Objective: Exactly the lines from the line containing "Give me the matplotlib source for this chart." through the line containing "plt.rcParams['font.family'] = ['Liberation" are to be echoed, with both included and pictures left out.

◇ ◇ ◇ ◇ ◇

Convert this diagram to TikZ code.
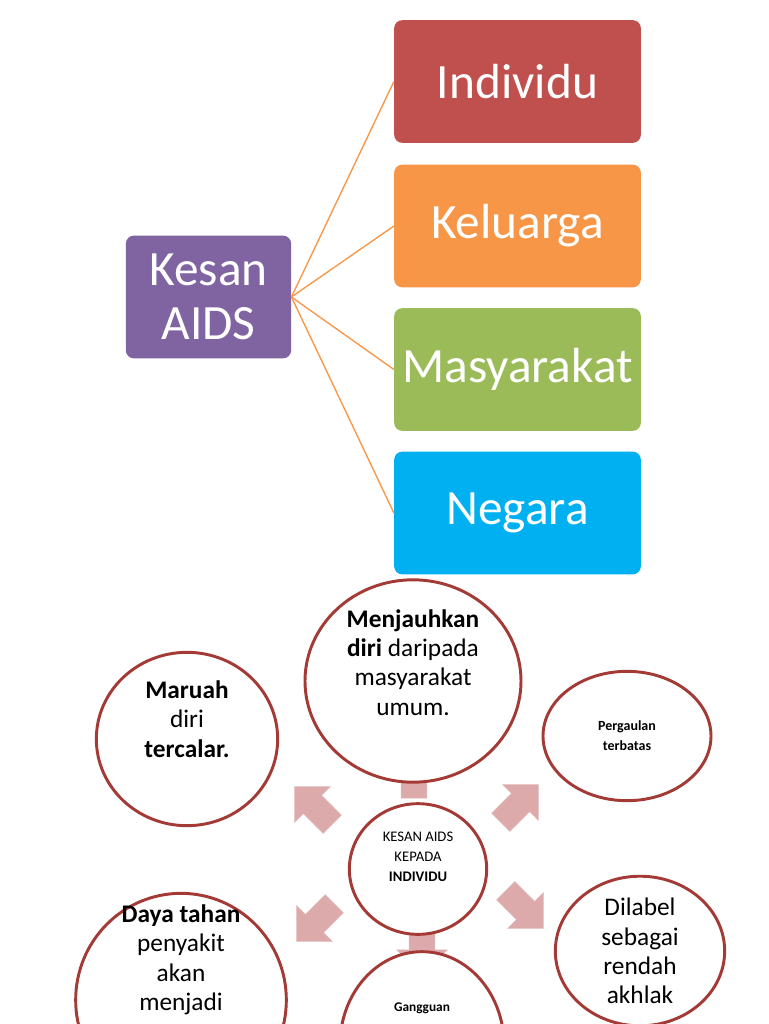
\documentclass[tikz,border=0pt]{standalone}
\usepackage{fontspec}
\setmainfont{Carlito}
\usetikzlibrary{shapes.arrows,shapes.geometric}
\definecolor{cred}{HTML}{C0504D}
\definecolor{corg}{HTML}{F79646}
\definecolor{cgrn}{HTML}{9BBB59}
\definecolor{cblu}{HTML}{00B0F0}
\definecolor{cpur}{HTML}{8064A2}
\definecolor{edge}{HTML}{A33A36}
\definecolor{pinkarr}{HTML}{DCAAAA}
\tikzset{
  box/.style={rounded corners=6pt, text=white, font=\fontsize{37}{40}\selectfont, inner sep=0pt},
  link/.style={corg, line width=1pt},
  bub/.style={ellipse, draw=edge, line width=2.2pt, fill=white, align=center, inner sep=0pt},
  big/.style={font=\fontsize{19}{22}\selectfont},
  blk/.style={single arrow, fill=pinkarr, draw=pinkarr!80!white, minimum height=40pt, minimum width=38pt, single arrow head extend=5pt, inner sep=5pt},
}
\begin{document}
\begin{tikzpicture}[x=0.75pt,y=-0.75pt]
\useasboundingbox (0,0) rectangle (768,1024);
\fill[white] (0,0) rectangle (768,1024);
% top
\node[box, fill=cred, minimum width=185pt, minimum height=92pt] (ind) at (517.5,81.5) {Individu};
\node[box, fill=corg, minimum width=185pt, minimum height=92pt] (kel) at (517.5,226) {Keluarga};
\node[box, fill=cgrn, minimum width=185pt, minimum height=92pt] (mas) at (517.5,369.5) {Masyarakat};
\node[box, fill=cblu, minimum width=185pt, minimum height=92pt] (neg) at (517.5,513) {Negara};
\node[box, fill=cpur, minimum width=124pt, minimum height=92pt, align=center] (kes) at (208.5,297) {Kesan\\AIDS};
\foreach \t in {ind,kel,mas,neg} \draw[link] (kes.east) -- (\t.west);
% arrows
\node[blk, rotate=90] (a1) at (414,778) {};
\node[blk, rotate=135] (a2) at (318,810) {};
\node[blk, rotate=45] (a3) at (515,808) {};
\node[blk, rotate=225] (a4) at (320,918) {};
\node[blk, rotate=-45] (a5) at (520,905) {};
\node[blk, rotate=270] (a6) at (422,942) {};
% bubbles
\node[bub, big, minimum width=162pt, minimum height=124pt] (men) at (413,681) {\textbf{Menjauhkan}\\\textbf{diri} daripada\\masyarakat\\umum.\\[6pt]};
\node[bub, big, minimum width=136pt, minimum height=130pt] (mar) at (187,739) {\textbf{Maruah}\\diri\\\textbf{tercalar.}\\[8pt]};
\node[bub, minimum width=126pt, minimum height=97pt, font=\fontsize{10.5}{15}\selectfont] (per) at (627,736) {\textbf{Pergaulan}\\\textbf{terbatas}};
\node[bub, minimum width=103pt, minimum height=98pt, font=\fontsize{11}{15}\selectfont] (cen) at (418,869) {KESAN AIDS\\KEPADA\\\textbf{INDIVIDU}\\[4pt]};
\node[bub, big, minimum width=127pt, minimum height=106pt] (dil) at (640,951) {Dilabel\\sebagai\\rendah\\akhlak};
\node[bub, minimum width=158pt, minimum height=160pt] (day) at (181,1000) {};
\node[big, align=center, anchor=north] (dayt) at (181,900) {\textbf{Daya tahan}\\penyakit\\akan\\menjadi};
\node[bub, minimum width=123pt, minimum height=140pt] (gan) at (422,1045) {};
\node[big, anchor=north, font=\bfseries] (gant) at (422,998) {Gangguan};
\end{tikzpicture}
\end{document}
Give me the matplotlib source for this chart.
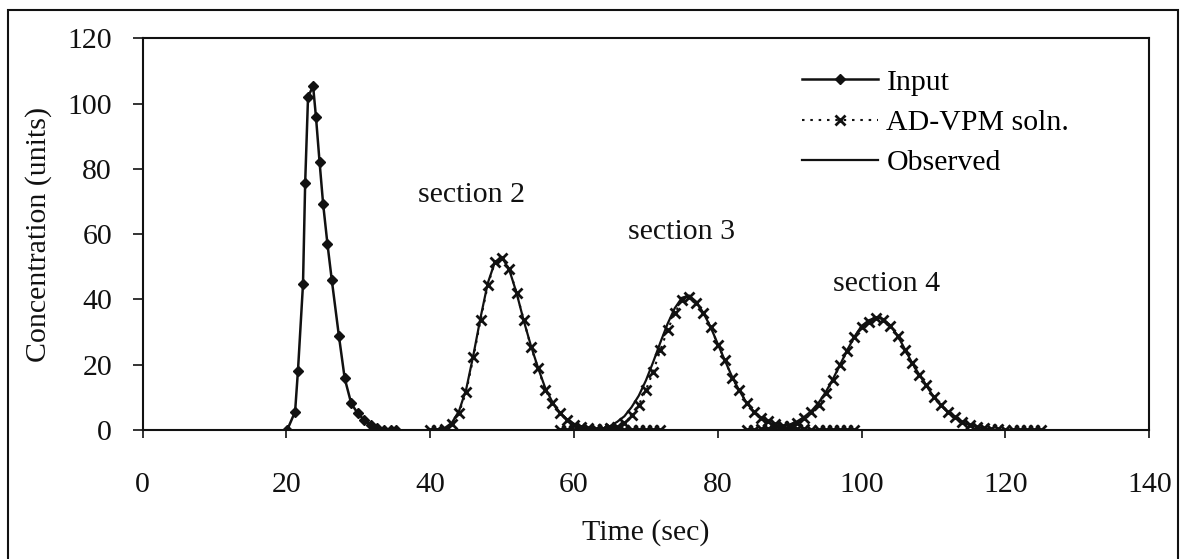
import matplotlib
matplotlib.use('Agg')
import matplotlib.pyplot as plt
from matplotlib.patches import Rectangle

plt.rcParams['font.family'] = ['Liberation Serif', 'DejaVu Serif']

# input pulse (section 1)
input_t = [20.1, 21.2, 21.6, 22.3, 22.6, 23.0, 23.7, 24.1, 24.6, 25.1, 25.7,
           26.3, 27.3, 28.1, 29.0, 29.9, 30.8, 31.7, 32.6, 33.6, 34.5, 35.3]
input_c = [0, 5.6, 18.2, 44.7, 75.6, 102, 105.4, 96, 82.2, 69.2, 57,
           46, 28.7, 15.8, 8.2, 5.1, 3.1, 1.5, 0.5, 0.1, 0, 0]

# section 2
sec2_t = list(range(40, 73))
sec2_model = [0, 0.1, 0.4, 1.8, 5.3, 11.7, 22.3, 33.7, 44.4, 51.4, 52.6,
              49.3, 42.1, 33.7, 25.5, 18.9, 12.3, 8.2, 5.1, 3.1, 1.6,
              1.0, 0.6, 0.3, 0.2, 0.1, 0, 0, 0, 0, 0, 0, 0]
obs2_t = list(range(40, 66))
obs2_c = [0, 0.2, 0.6, 2.2, 5.8, 12.5, 23, 34.5, 45, 51.5, 52.8, 49, 42,
          33.5, 25.8, 19, 12.8, 8.5, 5.4, 3.3, 1.9, 1.1, 0.6, 0.3, 0.1, 0]

# section 3
sec3_t = list(range(58, 100))
sec3_model = [0, 0, 0, 0, 0, 0, 0.2, 0.5, 1.0, 2.0, 4.6, 7.7, 12.3, 17.9,
              24.5, 30.6, 35.7, 39.8, 40.8, 38.8, 35.7, 31.7, 26.0, 21.4,
              15.8, 12.3, 8.2, 5.6, 3.6, 2.6, 1.7, 1.1, 0.7, 0.4, 0.2, 0.1,
              0, 0, 0, 0, 0, 0]
obs3_t = list(range(62, 93))
obs3_c = [0, 0.2, 0.5, 1.2, 2.5, 4.2, 7.0, 10.5, 15.2, 20.8, 26.8, 32.5,
          37.3, 40.5, 41.2, 39.3, 35.8, 31.5, 26.3, 21.2, 16.2, 12.0, 8.3,
          5.6, 3.7, 2.4, 1.5, 0.9, 0.5, 0.2, 0]

# section 4
sec4_t = list(range(84, 126))
sec4_model = [0, 0.1, 0.2, 0.3, 0.5, 0.8, 1.2, 2.2, 3.6, 5.4, 7.7, 11.2,
              15.3, 19.9, 24.3, 28.4, 31.7, 33.2, 34.2, 33.8, 32.0, 28.8,
              24.5, 20.4, 16.9, 13.8, 10.2, 7.8, 5.6, 3.9, 2.4, 1.6, 1.0,
              0.6, 0.3, 0.2, 0.1, 0, 0, 0, 0, 0]
obs4_t = list(range(86, 120))
obs4_c = [0, 0.4, 0.7, 1.1, 1.7, 2.6, 4.0, 5.8, 8.3, 11.6, 15.6, 20.0, 24.5,
          28.6, 31.9, 33.6, 34.5, 34.0, 32.0, 28.9, 24.8, 20.6, 17.0, 13.6,
          10.2, 7.6, 5.4, 3.7, 2.4, 1.5, 0.9, 0.5, 0.2, 0]

section_labels = ['section 2', 'section 3', 'section 4']
label_pos = [(45.8, 72), (74.9, 60.7), (103.4, 44.7)]

FS = 21.5
ink = '#111111'

fig = plt.figure(figsize=(11.82, 5.59), dpi=100)
ax = fig.add_axes([0.1207, 0.2308, 0.8516, 0.7007])

model_style = dict(color=ink, linestyle=(0, (1.2, 2.8)), linewidth=1.5,
                   marker='x', markersize=7, markeredgewidth=2.0)
obs_style = dict(color=ink, linestyle='-', linewidth=1.6)

ax.plot(input_t, input_c, color=ink, linewidth=1.8, marker='D',
        markersize=5.5, label='Input')
ax.plot(sec2_t, sec2_model, label='AD-VPM soln.', **model_style)
ax.plot(sec3_t, sec3_model, **model_style)
ax.plot(sec4_t, sec4_model, **model_style)
ax.plot(obs2_t, obs2_c, label='Observed', **obs_style)
ax.plot(obs3_t, obs3_c, **obs_style)
ax.plot(obs4_t, obs4_c, **obs_style)

for text, (x, y) in zip(section_labels, label_pos):
    ax.text(x, y, text, fontsize=FS, ha='center', va='center', color=ink)

ax.set_xlim(0, 140)
ax.set_ylim(0, 120)
ax.set_xticks(range(0, 141, 20))
ax.set_yticks(range(0, 121, 20))
ax.tick_params(axis='x', direction='out', length=6, width=1.2,
               labelsize=FS, pad=24, colors=ink)
ax.tick_params(axis='y', direction='out', length=7, width=1.2,
               labelsize=FS, pad=15, colors=ink)
for sp in ax.spines.values():
    sp.set_linewidth(1.5)
    sp.set_color(ink)

ax.set_xlabel('Time (sec)', fontsize=FS, color=ink)
ax.xaxis.set_label_coords(0.5, -0.227)
ax.set_ylabel('Concentration (units)', fontsize=FS, color=ink)
ax.yaxis.set_label_coords(-0.09, 0.5)

ax.legend(loc='upper left', bbox_to_anchor=(0.655, 0.922), frameon=False,
          fontsize=FS, handlelength=2.55, handletextpad=0.28,
          labelspacing=0.45, borderpad=0, borderaxespad=0)

# outer frame around the whole figure
fig.patches.append(Rectangle((8 / 1182, -0.02), 1170 / 1182, 1.02 - 10 / 559,
                             transform=fig.transFigure, fill=False,
                             edgecolor=ink, linewidth=1.5))

fig.savefig('out.png', dpi=100)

◇ ◇ ◇ ◇ ◇

Correct output:
Give me the matplotlib source for this chart.
import matplotlib
matplotlib.use('Agg')
import matplotlib.pyplot as plt
from matplotlib.patches import Rectangle

plt.rcParams['font.family'] = ['Liberation Serif', 'DejaVu Serif']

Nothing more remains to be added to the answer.